First, I looked at the two vectors: **c** = <5, -12> and **d** = <10, -24>.

**Part a: Find the product of their lengths!**
1. **Find the length of vector c (we call it magnitude!):**
I like to think of vectors as little arrows on a graph. To find how long an arrow is, we can use the Pythagorean theorem! It's like finding the hypotenuse of a right triangle.
* Length of **c** = `sqrt(5^2 + (-12)^2)`
* `= sqrt(25 + 144)`
* `= sqrt(169)`
* `= 13` (Because 13 * 13 = 169!)

2. **Find the length of vector d:**
* Length of **d** = `sqrt(10^2 + (-24)^2)`
* `= sqrt(100 + 576)`
* `= sqrt(676)`
* `= 26` (Because 26 * 26 = 676! I knew 20*20=400 and 30*30=900, and it ended in 6, so I checked 26!)
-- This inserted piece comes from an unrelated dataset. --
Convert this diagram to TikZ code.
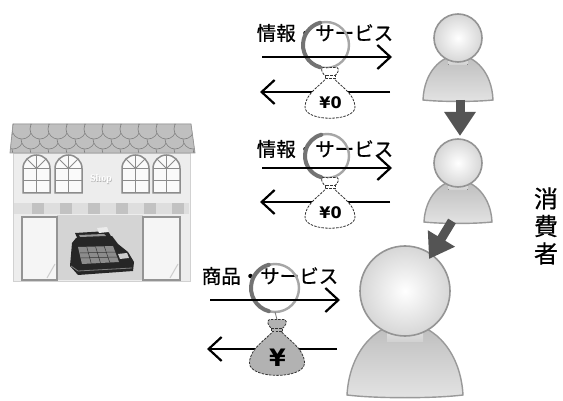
\documentclass[tikz,border=0pt]{standalone}
\usepackage{fontspec}
\newfontfamily\jpfont{Noto Sans CJK JP}[FakeBold=0.6]
\newfontfamily\yenfont{DejaVu Sans}
\newfontfamily\shopfont{Liberation Serif}
\usetikzlibrary{arrows.meta,calc}

% consumer figure: #1 name, #2 cx, #3 cy, #4 head radius, #5 half width of base, #6 base y
\newcommand\drawperson[6]{%
  \path[personbody] ({#2-#5},#6)
    .. controls ({#2-#5+0.05*#4},{#3+1.4*#4}) and ({#2-0.7*#4},{#3+0.75*#4}) .. (#2,{#3+0.7*#4})
    .. controls ({#2+0.7*#4},{#3+0.75*#4}) and ({#2+#5-0.05*#4},{#3+1.4*#4}) .. ({#2+#5},#6)
    .. controls ({#2+0.5*#5},{#6+0.08*#4}) and ({#2-0.5*#5},{#6+0.08*#4}) .. cycle;
  \fill[neck] ({#2-0.4*#4},{#3+0.7*#4}) rectangle ({#2+0.4*#4},{#3+1.12*#4});
  \node[head, minimum size={2*#4*1pt}] (#1) at (#2,#3) {};
}

% money bag hanging from its tie point: #1 name, #2 x, #3 y, #4 scale, #5 fill, #6 label
\newcommand\moneybag[6]{%
  \begin{scope}[shift={(#2,#3)}, scale=#4]
    \path[bagline, fill=#5] (-3,0) .. controls (-7,7) and (-25,16) .. (-25,30)
      .. controls (-25,45) and (25,45) .. (25,30) .. controls (25,16) and (7,7) .. (3,0) -- cycle;
    \path[bagline, fill=#5] (-3,0) .. controls (-8,-3) and (-10,-8) .. (-7,-9.5) -- (7,-9.5)
      .. controls (10,-8) and (8,-3) .. (3,0) -- cycle;
    \path[bagline, fill=#5] (-5,-1.5) rectangle (5,1.5);
    \coordinate (#1top) at (0,-9.5);
    \node (#1) at (0.5,25.5) {#6};
  \end{scope}}

% arched shop window with left edge at #1
\newcommand\archwin[1]{%
  \filldraw[winframe] (#1,193) -- (#1,168.5) arc[start angle=180,end angle=360,radius=13.5] -- ({#1+27},193) -- cycle;
  \draw[winbar] ({#1+13.5},155) -- ({#1+13.5},193);
  \draw[winbar] (#1,168.5) -- ({#1+27},168.5);
  \draw[winbar] (#1,181) -- ({#1+27},181);
  \draw[winbar] ({#1+13.5},168.5) -- ++(225:13.5);
  \draw[winbar] ({#1+13.5},168.5) -- ++(315:13.5);
}

% drawstring ring of a bag
\newcommand\bagring[4]{% #1 name of bottom point, #2 cx, #3 cy, #4 radius
  \draw[ringlight] (#2,#3) circle (#4);
  \draw[ringdark] (#2,#3) ++(105:#4) arc (105:255:#4);
  \coordinate (#1) at (#2,{#3+#4});
}

\begin{document}
\begin{tikzpicture}[x=1pt,y=-1pt,
  personbody/.style={top color=black!26, bottom color=black!11, draw=black!40, line width=1.4pt},
  neck/.style={top color=black!8, bottom color=black!18},
  head/.style={circle, inner sep=0pt, inner color=white, outer color=black!16, draw=black!42, line width=1.6pt},
  blockarrow/.style={draw=black!67, line width=9pt, -{Triangle[length=24pt,width=30pt]}},
  flow/.style={line width=2.2pt, -{Straight Barb[length=13pt,width=24pt]}},
  jplabel/.style={font=\jpfont\fontsize{19.5}{20}\selectfont, inner sep=0pt},
  bagline/.style={draw=black!80, line width=0.8pt, dash pattern=on 2.5pt off 1.2pt},
  bagstring/.style={draw=black!55, line width=0.8pt},
  ringlight/.style={draw=black!35, line width=2.4pt},
  ringdark/.style={draw=black!55, line width=4pt, line cap=round},
  winframe/.style={fill=black!2, draw=black!45, line width=1.5pt},
  winbar/.style={draw=black!45, line width=1pt},
  tile/.style={fill=black!25, draw=black!50, line width=0.6pt},
  door/.style={fill=black!4, draw=black!42, line width=1.2pt},
]
\useasboundingbox[fill=white] (0,0) rectangle (563,401);

% ---------- shop ----------
\filldraw[fill=black!7, draw=black!18, line width=0.8pt] (13,153) rectangle (190,281);
\begin{scope}
  \clip (10,153) -- (13,124) -- (191,124) -- (195,153) -- cycle;
  \fill[black!35] (0,120) rectangle (200,160);
  \foreach \yy/\off in {149/0,139/9,129/0}{
    \foreach \k in {0,...,10}{
      \filldraw[tile] ({4+\off+18*\k},\yy) circle (10);
    }
  }
\end{scope}
\draw[black!40, line width=0.8pt] (10,153) -- (13,124) -- (191,124) -- (195,153) -- cycle;

\archwin{23}
\archwin{55}
\archwin{122}
\archwin{153}
\node[font=\shopfont\bfseries\fontsize{10}{10}\selectfont, text=black!30] (shopshade) at (101.6,179.6) {Shop};
\node[font=\shopfont\bfseries\fontsize{10}{10}\selectfont, text=white] (shopname) at (101,179) {Shop};

\fill[black!13] (14,203) rectangle (189,214);
\foreach \c in {37.5,65.5,93.5,121.5,149.5,177.5}{
  \fill[black!24] ({\c-6},203) rectangle ({\c+6},214);
}
\fill[black!17] (57,215) rectangle (143,280);
\filldraw[door] (22,217) rectangle (57,280);
\filldraw[door] (143,217) rectangle (180,280);
\draw[black!20, line width=1pt] (47,278) -- (55,264);
\draw[black!20, line width=1pt] (170,278) -- (178,264);

% cash register
\fill[black!85] (72,243) -- (76,238) -- (112,236) -- (118,244) -- (128,252) -- (134,262)
  -- (133,271) -- (78,275) -- (70,266) -- cycle;
\fill[black!85] (75,233) -- (108,231) -- (112,238) -- (78,240) -- cycle;
\fill[black!40] (79,235) -- (104,234) -- (106,236) -- (80,237) -- cycle;
\fill[black!8] (97,228) -- (107,227) -- (109,232) -- (99,233) -- cycle;
\fill[black!45] (78,247) -- (113,246) -- (119,262) -- (82,264) -- cycle;
\foreach \t in {0.25,0.5,0.75}{
  \draw[black!80, line width=0.5pt] ($(78,247)!\t!(113,246)$) -- ($(82,264)!\t!(119,262)$);
}
\draw[black!80, line width=0.5pt] (80,253) -- (116,252);
\draw[black!80, line width=0.5pt] (81,258) -- (117,257);
\fill[black!20] (118,254) -- (127,253) -- (129,258) -- (120,259) -- cycle;
\draw[black!50, line width=0.8pt] (71,266) -- (78,271) -- (132,268);

% ---------- consumers ----------
\drawperson{p1}{458}{38}{24}{35}{100}
\drawperson{p2}{458}{163}{24}{34}{222}
\drawperson{p3}{405}{291}{45}{58}{395}

\coordinate (d1a) at (460,100);
\coordinate (d1b) at (460,136);
\coordinate (d2a) at (452,221);
\coordinate (d2b) at (429,259);
\draw[blockarrow] (d1a) -- (d1b);
\draw[blockarrow] (d2a) -- (d2b);

\node[font=\jpfont\fontsize{24}{27.5}\selectfont, align=center, inner sep=0pt] (consumer) at (546,226) {消\\費\\者};

% ---------- exchanges ----------
\node[jplabel] (t1) at (325,33) {情報・サービス};
\node[jplabel] (t2) at (325,149) {情報・サービス};
\node[jplabel] (t3) at (270,276) {商品・サービス};

\bagring{ring1}{326}{45}{23}
\bagring{ring2}{327}{156}{22}
\bagring{ring3}{275}{288}{24}

\coordinate (r1a) at (262,57);  \coordinate (r1b) at (392,57);
\coordinate (l1a) at (390,92);  \coordinate (l1b) at (260,92);
\coordinate (r2a) at (262,168); \coordinate (r2b) at (392,168);
\coordinate (l2a) at (390,202); \coordinate (l2b) at (260,202);
\coordinate (r3a) at (210,300); \coordinate (r3b) at (340,300);
\coordinate (l3a) at (337,349); \coordinate (l3b) at (207,349);
\draw[flow] (r1a) -- (r1b);
\draw[flow] (l1a) -- (l1b);
\draw[flow] (r2a) -- (r2b);
\draw[flow] (l2a) -- (l2b);
\draw[flow] (r3a) -- (r3b);
\draw[flow] (l3a) -- (l3b);

\moneybag{bag1}{330}{77}{1}{white}{\yenfont\bfseries\fontsize{16}{16}\selectfont ¥0}
\moneybag{bag2}{330}{187}{1}{white}{\yenfont\bfseries\fontsize{16}{16}\selectfont ¥0}
\moneybag{bag3}{277}{330}{1.1}{black!30}{\yenfont\bfseries\fontsize{24}{24}\selectfont ¥}
\draw[bagstring] (ring1) -- (bag1top);
\draw[bagstring] (ring2) -- (bag2top);
\draw[bagstring] (ring3) -- (bag3top);
\end{tikzpicture}
\end{document}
3. **Multiply their lengths:**
* `13 * 26`
* `= 338`

**Part b: Find their dot product!**
The dot product is a special way to "multiply" vectors. You multiply the x-parts together, multiply the y-parts together, and then add those two numbers up.
* **c** = <5, -12>
* **d** = <10, -24>
* **c · d** = `(5 * 10) + (-12 * -24)`
* `= 50 + 288` (Remember, a negative times a negative is a positive!)
* `= 338`

**Part c: What do we know about the two vectors?**
* I noticed that the answer to part (a) (which was `||c|| ||d|| = 338`) is exactly the same as the answer to part (b) (which was `c · d = 338`)!
* When the dot product of two vectors is equal to the product of their magnitudes, it means they are pointing in the exact same direction. We say they are "parallel" and "in the same direction."
* I also noticed that `d` is just `c` multiplied by 2! Look: `<10, -24>` is `2 * <5, -12>`. This means `d` is twice as long as `c` and points the same way. Super cool!